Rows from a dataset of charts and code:
— START —
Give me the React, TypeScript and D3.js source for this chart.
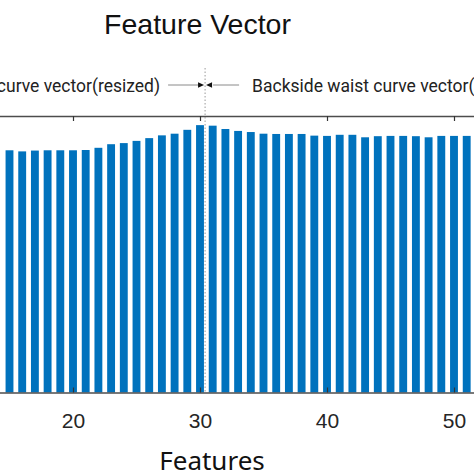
import React, { useEffect, useRef } from "react";
import * as d3 from "d3";

// feature index -> normalized value
const features = [15, 16, 17, 18, 19, 20, 21, 22, 23, 24, 25, 26, 27, 28, 29, 30, 31, 32, 33,
  34, 35, 36, 37, 38, 39, 40, 41, 42, 43, 44, 45, 46, 47, 48, 49, 50, 51];
const values = [0.876, 0.872, 0.875, 0.876, 0.876, 0.876, 0.877, 0.885, 0.898, 0.902, 0.910,
  0.920, 0.930, 0.936, 0.950, 0.967, 0.965, 0.953, 0.946, 0.942, 0.936, 0.935, 0.935, 0.935,
  0.929, 0.928, 0.932, 0.932, 0.923, 0.927, 0.928, 0.928, 0.927, 0.923, 0.928, 0.928, 0.928];
const xTicks = [20, 30, 40, 50];
const xDomain = [0, 52];
const yDomain = [0, 1];
const splitAt = 30.4;
const titleText = "Feature Vector";
const xLabel = "Features";
const leftNote = "Frontside waist curve vector(resized)";
const rightNote = "Backside waist curve vector(resized)";

export default function App() {
  const ref = useRef<SVGSVGElement>(null);

  useEffect(() => {
    const margin = { top: 116, right: -5.4, bottom: 81.5, left: -181 };
    const W = 474, H = 474;
    const width = W - margin.left - margin.right;
    const height = H - margin.top - margin.bottom;

    const root = d3.select(ref.current);
    root.selectAll("*").remove();

    const g = root.append("g")
      .attr("transform", "translate(" + margin.left + "," + margin.top + ")");

    const xScale = d3.scaleLinear().domain(xDomain).range([0, width]);
    const yScale = d3.scaleLinear().domain(yDomain).range([height, 0]);
    const step = xScale(1) - xScale(0);
    const barW = step * 0.62;

    const data = features.map((f, i) => ({ f, v: values[i] }));

    g.selectAll("rect.bar")
      .data(data)
      .enter().append("rect")
      .attr("class", "bar")
      .attr("x", d => xScale(d.f) - barW / 2)
      .attr("width", barW)
      .attr("y", d => yScale(d.v))
      .attr("height", d => height - yScale(d.v))
      .attr("fill", "#0072BD");

    // bottom axis, ticks pointing inward
    const xAxis = d3.axisBottom(xScale).tickValues(xTicks).tickSizeInner(-5).tickSizeOuter(0).tickPadding(21);
    const xg = g.append("g").attr("transform", "translate(0," + height + ")").call(xAxis);
    xg.select(".domain").attr("stroke", "#4d4d4d").attr("stroke-width", 1.6);
    xg.selectAll(".tick line").attr("stroke", "#333").attr("stroke-width", 1.2);
    xg.selectAll(".tick text")
      .attr("font-family", "'Liberation Sans', Arial, sans-serif")
      .attr("font-size", 21)
      .attr("fill", "#262626");

    const topAxis = d3.axisTop(xScale).tickValues(xTicks).tickSizeInner(-5).tickSizeOuter(0).tickFormat(() => "");
    const tg = g.append("g").call(topAxis);
    tg.select(".domain").attr("stroke", "#4d4d4d").attr("stroke-width", 1.6);
    tg.selectAll(".tick line").attr("stroke", "#333").attr("stroke-width", 1.2);

    // dotted split line
    const sx = xScale(splitAt);
    g.append("line")
      .attr("x1", sx).attr("x2", sx)
      .attr("y1", -48).attr("y2", height)
      .attr("stroke", "#9a9a9a")
      .attr("stroke-width", 1)
      .attr("stroke-dasharray", "1.5,2");

    // dimension arrows
    const ay = -31;
    g.append("line").attr("x1", sx - 37).attr("x2", sx - 6).attr("y1", ay).attr("y2", ay)
      .attr("stroke", "#8a8a8a").attr("stroke-width", 1);
    g.append("line").attr("x1", sx + 8).attr("x2", sx + 34).attr("y1", ay).attr("y2", ay)
      .attr("stroke", "#8a8a8a").attr("stroke-width", 1);
    g.append("path")
      .attr("d", "M" + (sx - 7) + "," + (ay - 2.8) + "L" + (sx - 1) + "," + ay + "L" + (sx - 7) + "," + (ay + 2.8) + "Z")
      .attr("fill", "#111");
    g.append("path")
      .attr("d", "M" + (sx + 7) + "," + (ay - 2.8) + "L" + (sx + 1) + "," + ay + "L" + (sx + 7) + "," + (ay + 2.8) + "Z")
      .attr("fill", "#111");

    const noteFont = "Roboto, 'Noto Sans', sans-serif";
    g.append("text")
      .attr("x", sx - 45).attr("y", ay + 7)
      .attr("text-anchor", "end")
      .attr("font-family", noteFont).attr("font-size", 17.5).attr("fill", "#222")
      .text(leftNote);
    g.append("text")
      .attr("x", sx + 47).attr("y", ay + 7)
      .attr("text-anchor", "start")
      .attr("font-family", noteFont).attr("font-size", 17.5).attr("fill", "#222")
      .text(rightNote);

    // title + x label
    root.append("text")
      .attr("x", 197.5).attr("y", 34)
      .attr("text-anchor", "middle")
      .attr("font-family", "'Liberation Sans', Arial, sans-serif")
      .attr("font-size", 28.5).attr("fill", "#111")
      .text(titleText);

    root.append("text")
      .attr("x", 212).attr("y", 470)
      .attr("text-anchor", "middle")
      .attr("font-family", "'Noto Sans', sans-serif")
      .attr("font-size", 26).attr("fill", "#111")
      .text(xLabel);
  }, []);

  return (
    <svg ref={ref} width={474} height={474}
      style={{ position: "absolute", left: 0, top: 0, background: "#fff" }} />
  );
}
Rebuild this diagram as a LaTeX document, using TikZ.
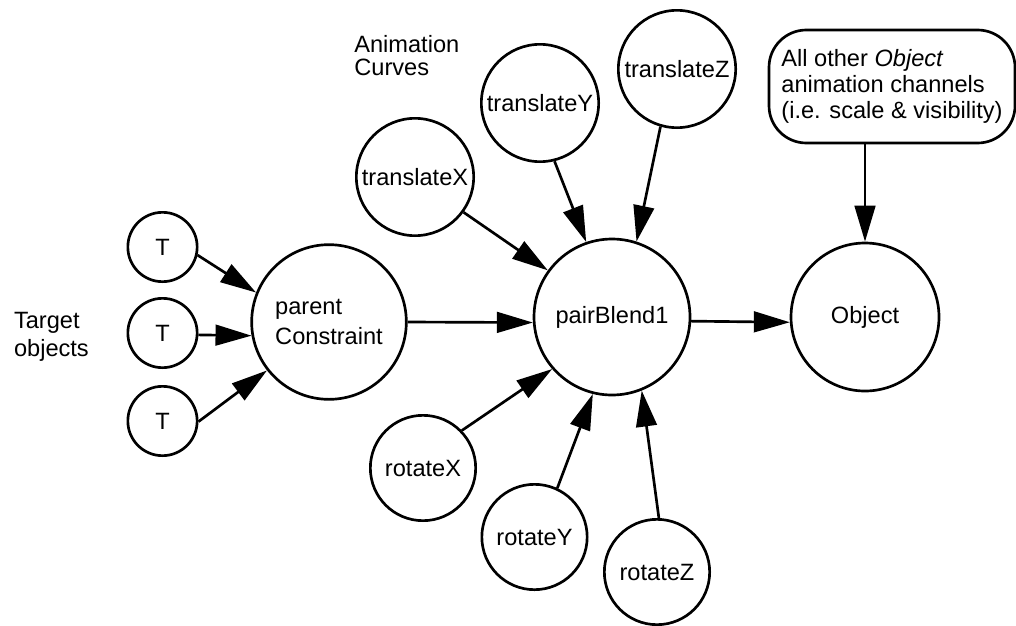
— END —
- Task details
Only the lines from the start of the entries above to the line containing "import * as" are to be given again, exactly and with both ends included; pictures are excluded.

- Task output
Give me the React, TypeScript and D3.js source for this chart.
import React, { useEffect, useRef } from "react";
import * as d3 from "d3";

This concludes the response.